Two of the guidelines insurance agents should follow to prevent errors and omissions liability claims are:
- Keep personal insurance and commercial insurance separate because they do not mix well
- The insured should sign the insurance applications
A New York City agency did not follow these guidelines and received a summons as its reward.
The agency obtained commercial umbrella coverage for a real estate developer in 2011. The producer signed the application on the insured’s behalf. The insured had provided a spreadsheet to the agency listing 27 properties for which he wanted umbrella coverage. The spreadsheet described each property and listed the underlying liability insurance information for each.
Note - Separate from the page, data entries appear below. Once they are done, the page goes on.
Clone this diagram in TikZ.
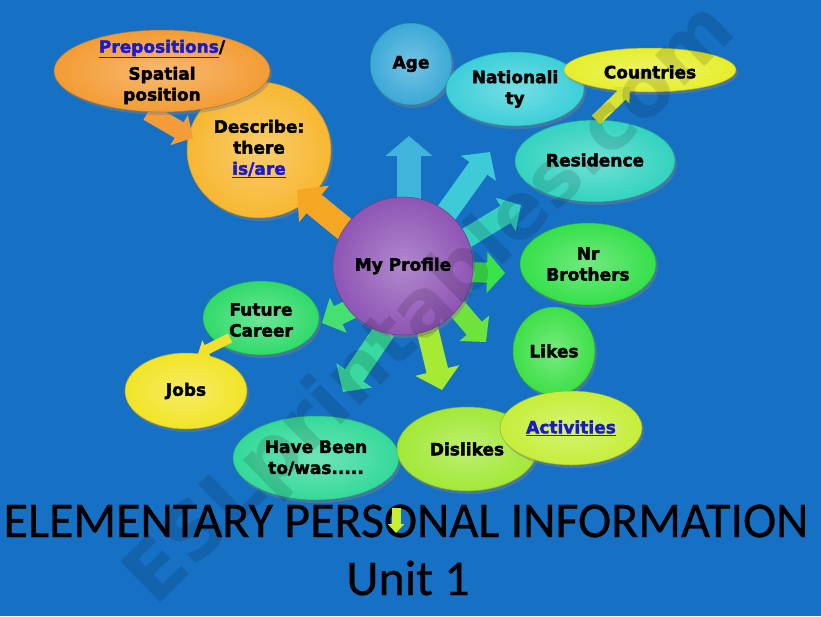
\documentclass[tikz,border=0pt]{standalone}
\usepackage{fontspec}
\setmainfont{Liberation Sans}
\newfontfamily\heavy{DejaVu Sans Bold}[FakeBold=2.2]
\newfontfamily\wmfont{DejaVu Sans Bold}
\newfontfamily\titlefont{Carlito}[FakeBold=0.6]
\usetikzlibrary{shapes.geometric,arrows.meta,shadows}
\definecolor{bgblue}{HTML}{1670C4}
\definecolor{lnkblue}{HTML}{1A1AC8}
\definecolor{cPrep}{HTML}{F39C35}
\definecolor{cDesc}{HTML}{F7B731}
\definecolor{cAge}{HTML}{3BA9D6}
\definecolor{cNat}{HTML}{3CCFD8}
\definecolor{cCoun}{HTML}{E6EE2C}
\definecolor{cRes}{HTML}{33D3C0}
\definecolor{cProf}{HTML}{8E55B5}
\definecolor{cNrb}{HTML}{35E04A}
\definecolor{cLikes}{HTML}{3EE048}
\definecolor{cAct}{HTML}{C6EE3A}
\definecolor{cDis}{HTML}{A2E837}
\definecolor{cHave}{HTML}{34D99A}
\definecolor{cFut}{HTML}{30DA6A}
\definecolor{cJobs}{HTML}{F2E427}
\definecolor{aOrange}{HTML}{F5A623}
\definecolor{aAge}{HTML}{40B4DA}
\definecolor{aNat}{HTML}{3ECAD6}
\definecolor{aRes}{HTML}{35CFC0}
\definecolor{aNrb}{HTML}{3BE34A}
\definecolor{aLikes}{HTML}{6FE23C}
\definecolor{aDis}{HTML}{A7EA34}
\definecolor{aHave}{HTML}{3AD9A0}
\definecolor{aFut}{HTML}{45E070}
\definecolor{aPrep}{HTML}{F49C3A}
\definecolor{aCoun}{HTML}{D9E235}
\definecolor{aJobs}{HTML}{F0E030}
\definecolor{aTitle}{HTML}{C8EE30}
\newcommand\lnk[1]{\textcolor{lnkblue}{\underline{#1}}}
\tikzset{
  bub/.style={ellipse, draw=#1!75!black, line width=0.5pt, inner color=#1!70!white, outer color=#1,
    drop shadow={opacity=0.45,shadow xshift=2pt,shadow yshift=-3pt}, inner sep=0pt},
  txt/.style={font=\heavy\fontsize{17}{21}\selectfont, align=center, text=black, inner sep=0pt},
  barrow/.style n args={4}{draw=#1, line width=#2, -{Triangle[length=#3,width=#4]}},
}
\begin{document}
\begin{tikzpicture}[x=1pt,y=-1pt]
\useasboundingbox (0,0) rectangle (821,616);
\fill[bgblue] (0,0) rectangle (821,616);

% Describe and Prepositions
\node[bub=cDesc, minimum width=144pt, minimum height=136pt] (desc) at (259,150) {};
\coordinate (p1) at (148,112); \coordinate (p2) at (193,138);
\draw[barrow={aPrep}{18pt}{16pt}{34pt}] (p1) -- (p2);
\node[bub=cPrep, minimum width=216pt, minimum height=82pt] (prep) at (162,71) {};
\node[txt] (prep-t) at (162,72) {\lnk{Prepositions}/\\[6pt]Spatial\\position};
\node[txt] (desc-t) at (259,149) {Describe:\\there\\\lnk{is/are}};

% top right group
\node[bub=cAge, minimum width=82pt, minimum height=82pt] (age) at (411,64) {};
\node[txt] (age-t) at (411,64) {Age};
\node[bub=cNat, minimum width=138pt, minimum height=74pt] (nat) at (515,89) {};
\node[txt] (nat-t) at (515,89) {Nationali\\ty};
\node[bub=cCoun, minimum width=172pt, minimum height=44pt] (coun) at (650,70) {};
\node[txt] (coun-t) at (650,72) {Countries};
\node[bub=cRes, minimum width=160pt, minimum height=82pt] (res) at (595,161) {};
\node[txt] (res-t) at (595,160) {Residence};
\coordinate (c1) at (596,120); \coordinate (c2) at (630,87);
\draw[barrow={aCoun}{12pt}{12pt}{22pt}] (c1) -- (c2);

% right and bottom group
\node[bub=cNrb, minimum width=136pt, minimum height=82pt] (nrb) at (588,264) {};
\node[txt] (nrb-t) at (588,264) {Nr\\Brothers};
\node[bub=cLikes, minimum width=82pt, minimum height=88pt] (likes) at (554,351) {};
\node[txt] (likes-t) at (554,351) {Likes};
\node[bub=cHave, minimum width=166pt, minimum height=84pt] (have) at (316,458) {};
\node[txt] (have-t) at (316,458) {Have Been\\to/was.....};
\node[bub=cDis, minimum width=140pt, minimum height=84pt] (dis) at (467,449) {};
\node[txt] (dis-t) at (467,449) {Dislikes};
\node[bub=cAct, minimum width=142pt, minimum height=74pt] (act) at (571,428) {};
\node[txt] (act-t) at (571,428) {\lnk{Activities}};
\node[bub=cFut, minimum width=116pt, minimum height=74pt] (fut) at (261,318) {};
\node[txt] (fut-t) at (261,320) {Future\\Career};
\node[bub=cJobs, minimum width=122pt, minimum height=76pt] (jobs) at (186,391) {};
\node[txt] (jobs-t) at (186,391) {Jobs};
\coordinate (j1) at (230,338); \coordinate (j2) at (198,354);
\draw[barrow={aJobs}{10pt}{10pt}{20pt}] (j1) -- (j2);

% arrows from My Profile
\coordinate (a1t) at (358,240); \coordinate (a1h) at (297,190);
\coordinate (a2t) at (409,215); \coordinate (a2h) at (409,136);
\coordinate (a3t) at (440,222); \coordinate (a3h) at (490,152);
\coordinate (a4t) at (455,245); \coordinate (a4h) at (521,205);
\coordinate (a5t) at (460,272); \coordinate (a5h) at (505,273);
\coordinate (a6t) at (450,300); \coordinate (a6h) at (486,342);
\coordinate (a7t) at (425,320); \coordinate (a7h) at (442,390);
\coordinate (a8t) at (385,330); \coordinate (a8h) at (343,392);
\coordinate (a9t) at (370,300); \coordinate (a9h) at (322,323);
\draw[barrow={aOrange}{24pt}{22pt}{46pt}] (a1t) -- (a1h);
\draw[barrow={aAge}{24pt}{20pt}{46pt}] (a2t) -- (a2h);
\draw[barrow={aNat}{22pt}{20pt}{42pt}] (a3t) -- (a3h);
\draw[barrow={aRes}{20pt}{18pt}{38pt}] (a4t) -- (a4h);
\draw[barrow={aNrb}{20pt}{18pt}{40pt}] (a5t) -- (a5h);
\draw[barrow={aLikes}{20pt}{18pt}{38pt}] (a6t) -- (a6h);
\draw[barrow={aDis}{22pt}{20pt}{44pt}] (a7t) -- (a7h);
\draw[barrow={aHave}{22pt}{20pt}{42pt}] (a8t) -- (a8h);
\draw[barrow={aFut}{20pt}{18pt}{38pt}] (a9t) -- (a9h);
\node[bub=cProf, minimum width=140pt, minimum height=138pt] (prof) at (403,266) {};
\node[txt] (prof-t) at (403,266) {My Profile};

% title
\node[font=\titlefont\fontsize{50}{50}\selectfont, inner sep=0pt] (title) at (406,521) {ELEMENTARY PERSONAL INFORMATION};
\node[font=\titlefont\fontsize{50}{50}\selectfont, inner sep=0pt] (unit) at (408,578) {Unit 1};
\coordinate (t1) at (396,508); \coordinate (t2) at (396,533);
\draw[barrow={aTitle}{9pt}{9pt}{16pt}] (t1) -- (t2);

% watermark
\node[rotate=44.5, opacity=0.12, text=black, inner sep=0pt,
  font=\wmfont\fontsize{78}{78}\selectfont] (wm) at (432,305) {ESLprintables.com};
\end{tikzpicture}
\end{document}
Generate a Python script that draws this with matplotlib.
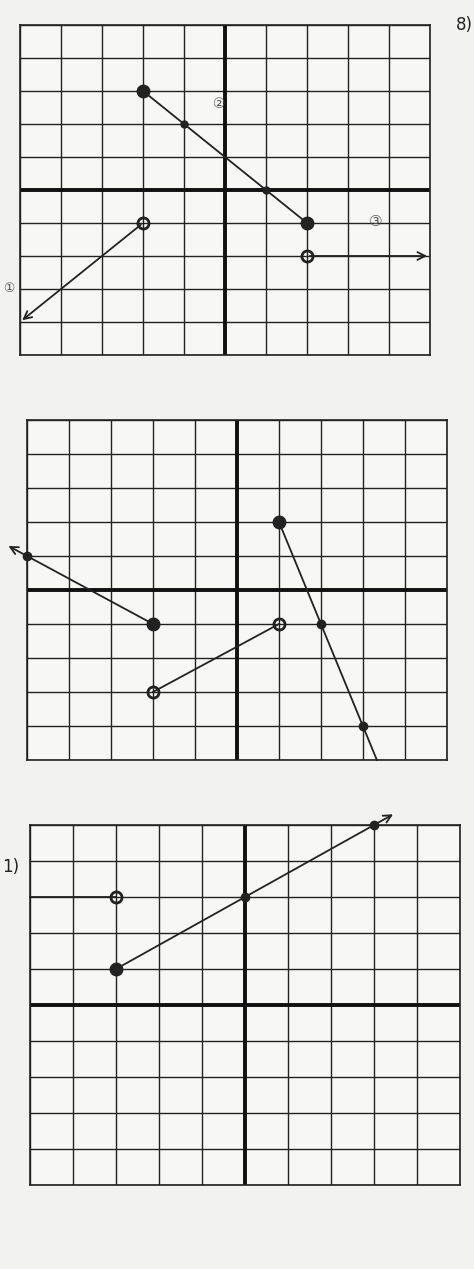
import matplotlib
matplotlib.use("Agg")
import matplotlib.pyplot as plt
import numpy as np

W, H = 474, 1269
boxes = [(20, 25, 430, 355), (27, 420, 447, 760), (30, 825, 460, 1185)]

# Panel 1 pieces
p1_ray_x = [-2, -5]; p1_ray_y = [-1, -4]
p1_seg_x = [-2, 2]; p1_seg_y = [3, -1]
p1_hor_x = [2, 5]; p1_hor_y = [-2, -2]
p1_dots_x = [-1, 1]; p1_dots_y = [2, 0]
# Panel 2 pieces
p2_ray_x = [-5.5, -2]; p2_ray_y = [4/3, -1]
p2_seg_x = [-2, 1]; p2_seg_y = [-3, -1]
p2_line_x = [1, 3.33]; p2_line_y = [2, -5]
p2_dots_x = [-5, 2, 3]; p2_dots_y = [1, -1, -4]
# Panel 3 pieces
p3_hor_x = [-5, -3]; p3_hor_y = [3, 3]
p3_line_x = [-3, 3.5]; p3_line_y = [1, 16/3]
p3_dots_x = [0, 3]; p3_dots_y = [3, 5]

fig = plt.figure(figsize=(W/100, H/100), dpi=100)
fig.patch.set_facecolor("#f2f2f0")
axes = []
for (l, t, r, b) in boxes:
    ax = fig.add_axes([l/W, 1-b/H, (r-l)/W, (b-t)/H])
    ax.set_facecolor("#f7f7f5")
    ax.set_xlim(-5, 5); ax.set_ylim(-5, 5)
    ax.set_xticks(np.arange(-5, 6)); ax.set_yticks(np.arange(-5, 6))
    ax.tick_params(length=0, labelbottom=False, labelleft=False)
    ax.grid(True, color="#222", lw=1.0)
    ax.axhline(0, color="#111", lw=2.8); ax.axvline(0, color="#111", lw=2.8)
    for s in ax.spines.values():
        s.set_color("#222"); s.set_linewidth(1.2)
    axes.append(ax)

def seg(ax, x, y, arrow=False):
    if arrow:
        ax.annotate("", xy=(x[1], y[1]), xytext=(x[0], y[0]), annotation_clip=False,
                    arrowprops=dict(arrowstyle="->", color="#222", lw=1.3, mutation_scale=14))
    else:
        ax.plot(x, y, color="#222", lw=1.3, clip_on=False)

def dot(ax, x, y, filled=True):
    ax.plot([x], [y], "o", ms=8, mfc="#222" if filled else "none", mec="#222", mew=2, clip_on=False)

a1, a2, a3 = axes
seg(a1, p1_ray_x, p1_ray_y, True); dot(a1, -2, -1, False)
seg(a1, p1_seg_x, p1_seg_y); dot(a1, -2, 3); dot(a1, 2, -1)
for x, y in zip(p1_dots_x, p1_dots_y):
    a1.plot([x], [y], "o", ms=5, color="#222")
seg(a1, p1_hor_x, p1_hor_y, True); dot(a1, 2, -2, False)
a1.text(-0.3, 2.5, "②", fontsize=10, color="#555")
a1.text(3.5, -1.1, "③", fontsize=11, color="#555")
a1.text(-5.42, -3.1, "①", fontsize=9, color="#555")

seg(a2, p2_ray_x[::-1], p2_ray_y[::-1], True); dot(a2, -2, -1)
seg(a2, p2_seg_x, p2_seg_y); dot(a2, -2, -3, False); dot(a2, 1, -1, False)
seg(a2, p2_line_x, p2_line_y); dot(a2, 1, 2)
for x, y in zip(p2_dots_x, p2_dots_y):
    a2.plot([x], [y], "o", ms=6, color="#222", clip_on=False)

seg(a3, p3_hor_x, p3_hor_y); dot(a3, -3, 3, False)
seg(a3, p3_line_x, p3_line_y, True); dot(a3, -3, 1)
for x, y in zip(p3_dots_x, p3_dots_y):
    a3.plot([x], [y], "o", ms=6, color="#222", clip_on=False)

fig.text(456/W, 1-30/H, "8)", fontsize=12, color="#222")
fig.text(2/W, 1-872/H, "1)", fontsize=12, color="#222")
fig.savefig("out.png", dpi=100, facecolor=fig.get_facecolor())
While some of the properties were protected by commercial general liability (CGL) insurance, the spreadsheet designated Allstate as the underlying carrier on some of them. Allstate provided Homeowners insurance, including Personal Liability coverage, on these properties, not CGL insurance.
The application the producer signed contained a box to be checked next to the statement in which the insured agreed that all primary insurance complied with the Umbrella policy’s underlying insurance requirement. An earlier statement on the application required underlying insurance to be CGL coverage with at minimum certain stated limits. This was plainly not the case for the properties insured by Allstate.
The policy renewed annually for the next eight years. In 2019, an individual tripped and fell in front of a vacant lot covered by both Allstate and the Commercial Umbrella policy. While the court’s opinion does not describe the injuries, they were sufficiently serious that Allstate almost immediately notified the umbrella carrier. It offered its full policy limit of $1 million, but the demanded damages exceeded that amount.
When the umbrella carrier investigated, it learned that the property in question was covered by Homeowners insurance, not CGL insurance. The carrier determined this to be a material misrepresentation on the insured’s part, and it sued to have the policy rescinded. The insured contested the carrier’s claim and countersued the agency.
The court ruled that a reasonable argument could be made that the misrepresentation was not material, so it denied the motion for rescission. Unfortunately for the agency, the court also refused to dismiss the claims against it. In fact, the judge found the agency’s arguments almost without merit. He found no basis for the agency’s argument that state law prohibited malpractice claims against insurance agencies. Rather, he found that the agency may have failed in its “common-law duty to obtain requested coverage for [its] clients within a reasonable time or inform the client of the inability to do so.”
The agency also tried to argue that it could not be sued for breach of contract because there was no enforceable contract with the client. However, the agency was charging the insured a service fee; the judge ruled that the service fee was a consideration that created a contract. He also rejected the argument that the insured lied to the agency, finding no part of the record supporting the claim. Accordingly, he ruled in the insured’s favor.
This agency was given a spreadsheet that clearly listed a carrier known for providing Homeowners insurance as providing underlying coverage. Either the producer missed that or decided it didn’t matter. Compounding the error, he checked the affirmation box on the application and then signed the application, rather than having the insured sign it. This made it difficult for the agency to argue that the insured made the misrepresentation. Lastly, it apparently did not obtain updated applications during the eight years of coverage.
The agency’s sloppiness and failure to implement a basic E&O loss control technique cost it. Determine what the coverage is, don’t mix personal and commercial policies (they are designed for different risks,) get the insured’s signature on the applications, and update the applications regularly. These simple practices help keep agencies out of court.